How to Elect or Change to the Deferral Method

A business that wants to use the deferral method must formally adopt it as an accounting method. For a new business, this can be done simply by using the method on its first tax return. For an existing business switching from a different method, the change requires filing Form 3115 (Application for Change in Accounting Method) with the IRS.5Internal Revenue Service. Instructions for Form 3115

The good news is that switching to the advance payment deferral method falls under the IRS’s automatic consent procedures, which are faster and don’t require a user fee.

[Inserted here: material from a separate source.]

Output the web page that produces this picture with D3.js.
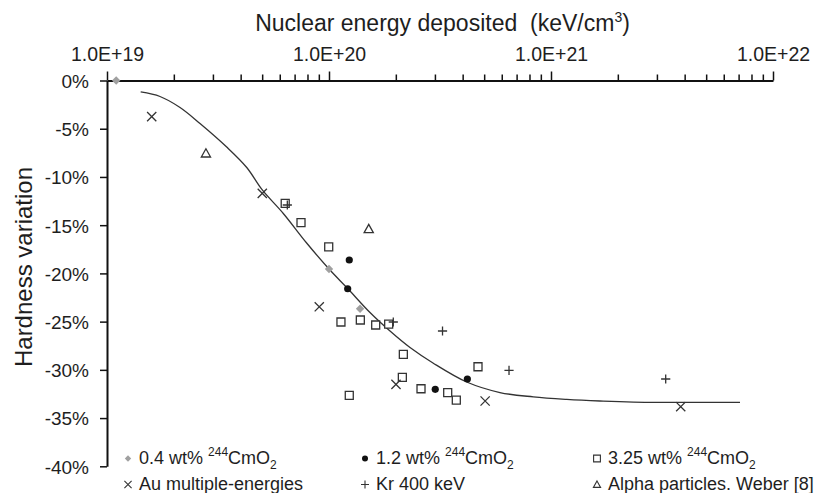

The designated change number (DCN) for changes related to the deferral method for advance payments under the Treasury Regulations is 252.6Internal Revenue Service. Rev. Proc. 2025-23 Under the automatic procedures, the taxpayer attaches the original Form 3115 to its timely filed tax return for the year of change and files a copy with the IRS.7Internal Revenue Service. Where to File Form 3115

Once elected, the deferral method stays in place for all subsequent tax years unless the taxpayer gets IRS consent to revoke it. The election is treated as a method of accounting, so changing away from it later requires the same Form 3115 process and another 481(a) adjustment.1Office of the Law Revision Counsel. 26 USC 451 General Rule for Taxable Year of Inclusion

If a requested change doesn’t appear on the automatic consent list, the business must follow non-automatic procedures, which involve submitting Form 3115 to the IRS by the last day of the tax year of change and paying a user fee. Non-automatic requests take longer and require individual IRS review.